On hopes for a year-end pickup for the bears, Zender does not see a catalyst between now and year end.
"People are doing all kinds of things with their money for other than investment reasons."
Charles Minter, portfolio manager of the $8 million Comstock Capital Value Fund (-26.85% YTD) and $21 million Comstock Strategy Fund (-17.01% YTD):
"There's a high probability that the market would fall in the last two months of this year, but overall 2003 was a year to forget for the bears. We think 2004 will be a much better year."
Minter backs off from making real short-term market predictions, but feels a lot of good news about job and earnings growth is already baked in the market.
"My partner Marty Weiner and I think the economy is going to be weaker starting around the second quarter of 2004, and markets will discount this."
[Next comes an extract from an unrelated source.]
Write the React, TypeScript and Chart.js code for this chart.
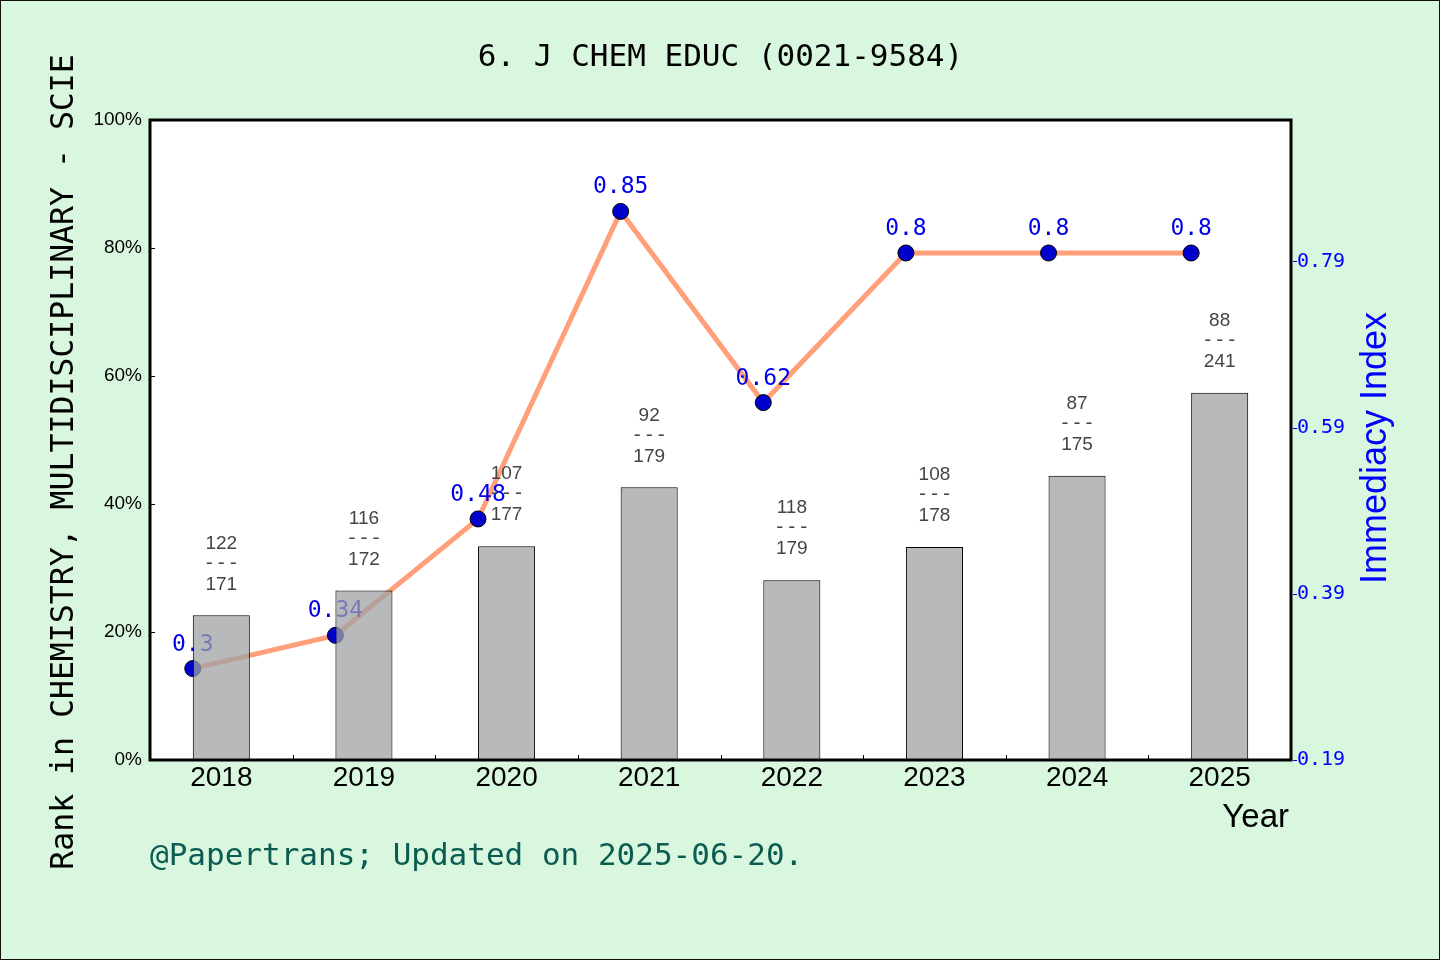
import { useEffect, useRef } from "react";
import { Chart, registerables } from "chart.js";

Chart.register(...registerables);

const years = ["2018", "2019", "2020", "2021", "2022", "2023", "2024", "2025"];
const rankPercent = [22.6, 26.5, 33.4, 42.6, 28.1, 33.3, 44.4, 57.4];
const ranks = [122, 116, 107, 92, 118, 108, 87, 88];
const totals = [171, 172, 177, 179, 179, 178, 175, 241];
const immediacy = [0.3, 0.34, 0.48, 0.85, 0.62, 0.8, 0.8, 0.8];
const immediacyLabels = ["0.3", "0.34", "0.48", "0.85", "0.62", "0.8", "0.8", "0.8"];
const leftTicks = [0, 20, 40, 60, 80, 100];
const rightTicks = [0.19, 0.39, 0.59, 0.79];

const TITLE = "6. J CHEM EDUC (0021-9584)";
const LEFT_TITLE = "Rank in CHEMISTRY, MULTIDISCIPLINARY - SCIE";
const RIGHT_TITLE = "Immediacy Index";
const X_TITLE = "Year";
const FOOTER = "@Papertrans; Updated on 2025-06-20.";

const LINE_SHIFT = -0.2;
const BG = "#d9f7de";
const MONO = "'DejaVu Sans Mono', monospace";
const SANS = "'Liberation Sans', Arial, sans-serif";

const decorPlugin = {
  id: "decor",
  beforeDraw(chart: any) {
    const { ctx, width, height, chartArea: a } = chart;
    ctx.save();
    ctx.fillStyle = BG;
    ctx.fillRect(0, 0, width, height);
    ctx.fillStyle = "#ffffff";
    ctx.fillRect(a.left, a.top, a.right - a.left, a.bottom - a.top);
    ctx.strokeStyle = "#111";
    ctx.lineWidth = 1;
    ctx.strokeRect(0.5, 0.5, width - 1, height - 1);
    ctx.restore();
  },
  afterDatasetDraw(chart: any, args: any) {
    const { ctx } = chart;
    const meta = chart.getDatasetMeta(args.index);
    ctx.save();
    if (meta.type === "line") {
      ctx.font = `23px ${MONO}`;
      ctx.fillStyle = "#0000e6";
      ctx.textAlign = "center";
      ctx.textBaseline = "middle";
      meta.data.forEach((pt: any, i: number) => {
        ctx.fillText(immediacyLabels[i], pt.x, pt.y - 24);
      });
    } else if (meta.type === "bar") {
      ctx.fillStyle = "#444";
      ctx.textAlign = "center";
      ctx.textBaseline = "middle";
      meta.data.forEach((bar: any, i: number) => {
        ctx.font = `19px ${SANS}`;
        ctx.fillText(String(ranks[i]), bar.x, bar.y - 72);
        ctx.fillText(String(totals[i]), bar.x, bar.y - 31);
        ctx.font = `20px ${MONO}`;
        ctx.fillText("---", bar.x, bar.y - 52);
      });
    }
    ctx.restore();
  },
  afterDraw(chart: any) {
    const { ctx, chartArea: a, scales } = chart;
    ctx.save();
    // plot frame
    ctx.strokeStyle = "#000";
    ctx.lineWidth = 3;
    ctx.strokeRect(a.left, a.top, a.right - a.left, a.bottom - a.top);
    // tick marks
    ctx.lineWidth = 1;
    ctx.beginPath();
    leftTicks.forEach((v) => {
      const y = Math.round(scales.y.getPixelForValue(v)) + 0.5;
      ctx.moveTo(a.left, y);
      ctx.lineTo(a.left + 5, y);
    });
    for (let i = 1; i < years.length; i++) {
      const x =
        Math.round((scales.x.getPixelForValue(i - 1) + scales.x.getPixelForValue(i)) / 2) + 0.5;
      ctx.moveTo(x, a.bottom);
      ctx.lineTo(x, a.bottom - 5);
    }
    ctx.stroke();
    ctx.strokeStyle = "#0000ff";
    ctx.beginPath();
    rightTicks.forEach((v) => {
      const y = Math.round(scales.y1.getPixelForValue(v)) + 0.5;
      ctx.moveTo(a.right + 2, y);
      ctx.lineTo(a.right + 6, y);
    });
    ctx.stroke();

    // title
    ctx.fillStyle = "#000";
    ctx.font = `31px ${MONO}`;
    ctx.textAlign = "center";
    ctx.textBaseline = "middle";
    ctx.fillText(TITLE, (a.left + a.right) / 2, 58);

    // left axis title
    ctx.save();
    ctx.translate(65, 462);
    ctx.rotate(-Math.PI / 2);
    ctx.font = `31.5px ${MONO}`;
    ctx.fillText(LEFT_TITLE, 0, 0);
    ctx.restore();

    // right axis title
    ctx.save();
    ctx.translate(1376, 448);
    ctx.rotate(-Math.PI / 2);
    ctx.fillStyle = "#0000ff";
    ctx.font = `36px ${SANS}`;
    ctx.fillText(RIGHT_TITLE, 0, 0);
    ctx.restore();

    // x title
    ctx.font = `33px ${SANS}`;
    ctx.textAlign = "right";
    ctx.fillStyle = "#000";
    ctx.fillText(X_TITLE, 1289, 818);

    // footer
    ctx.font = `31px ${MONO}`;
    ctx.textAlign = "left";
    ctx.fillStyle = "#0a5c50";
    ctx.fillText(FOOTER, 150, 857);
    ctx.restore();
  },
};

export default function App() {
  const ref = useRef<HTMLCanvasElement>(null);

  useEffect(() => {
    const canvas = ref.current;
    if (!canvas) return;
    const chart = new Chart(canvas, {
      type: "bar",
      data: {
        labels: years,
        datasets: [
          {
            type: "bar",
            label: "Rank",
            data: rankPercent,
            xAxisID: "x",
            yAxisID: "y",
            backgroundColor: "rgba(160,161,164,0.75)",
            borderColor: "#000",
            borderWidth: 1,
            barPercentage: 0.4,
            categoryPercentage: 1,
            grouped: false,
            order: 0,
          } as any,
          {
            type: "line",
            label: "Immediacy Index",
            data: immediacy.map((v, i) => ({ x: i + LINE_SHIFT, y: v })),
            xAxisID: "xl",
            yAxisID: "y1",
            borderColor: "#ffa07a",
            borderWidth: 5,
            pointRadius: 8,
            pointBackgroundColor: "#0000cc",
            pointBorderColor: "#000",
            pointBorderWidth: 1,
            tension: 0,
            order: 1,
          } as any,
        ],
      },
      options: {
        responsive: false,
        animation: false,
        devicePixelRatio: 1,
        layout: { padding: { top: 120, left: 0, right: 0, bottom: 0 } },
        plugins: {
          legend: { display: false },
          tooltip: { enabled: false },
          title: { display: false },
        },
        scales: {
          x: {
            type: "category",
            offset: true,
            grid: { display: false, drawTicks: false, tickLength: 0 },
            border: { display: false },
            ticks: {
              color: "#000",
              font: { family: SANS, size: 28 },
              padding: 1,
              maxRotation: 0,
            },
            afterFit: (s: any) => {
              s.height = 200;
            },
          },
          xl: {
            type: "linear",
            display: false,
            offset: false,
            min: -0.5,
            max: years.length - 0.5,
            grid: { offset: false },
          },
          y: {
            type: "linear",
            position: "left",
            min: 0,
            max: 100,
            grid: { display: false, drawTicks: false, tickLength: 0 },
            border: { display: false },
            afterBuildTicks: (s: any) => {
              s.ticks = leftTicks.map((v) => ({ value: v }));
            },
            ticks: {
              color: "#000",
              font: { family: SANS, size: 19 },
              padding: 8,
              callback: (v: any) => `${v}%`,
            },
            afterFit: (s: any) => {
              s.width = 150;
            },
          },
          y1: {
            type: "linear",
            position: "right",
            min: 0.19,
            max: 0.96,
            grid: { display: false, drawTicks: false, tickLength: 0 },
            border: { display: false },
            afterBuildTicks: (s: any) => {
              s.ticks = rightTicks.map((v) => ({ value: v }));
            },
            ticks: {
              color: "#0000ff",
              font: { family: MONO, size: 20 },
              padding: 6,
              callback: (v: any) => Number(v).toFixed(2),
            },
            afterFit: (s: any) => {
              s.width = 149;
            },
          },
        },
      } as any,
      plugins: [decorPlugin],
    });
    return () => chart.destroy();
  }, []);

  return (
    <div style={{ position: "fixed", left: 0, top: 0, width: 1440, height: 960 }}>
      <canvas ref={ref} width={1440} height={960} style={{ display: "block", width: 1440, height: 960 }} />
    </div>
  );
}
David Tice, portfolio manager of the $540 million Prudent Bear Fund (-4.09% YTD):
Tice's Prudent Bear Fund has not been hurt as badly as other bear funds, because unlike Zender's Grizzly Fund which is 100% short, 100% of the time, the Prudent Bear Fund allows for defensive hedging and has also benefited from its exposure to gold. So Tice still has hope that he "can crawl back into the black by year end" by betting against a rally he calls "long in the tooth".
However, Tice still sees economic weakness as the pitfall for bulls, and the best help for bears going forward.
"Just because the economy is strong doesn't mean people should become complacent. We last had 7%-plus GDP growth right before the crash of 1987 and fourth quarter 1999 before the market peaked. So we aren't cheering for a crash, we're just managing our portfolio to hedge against financial exposure."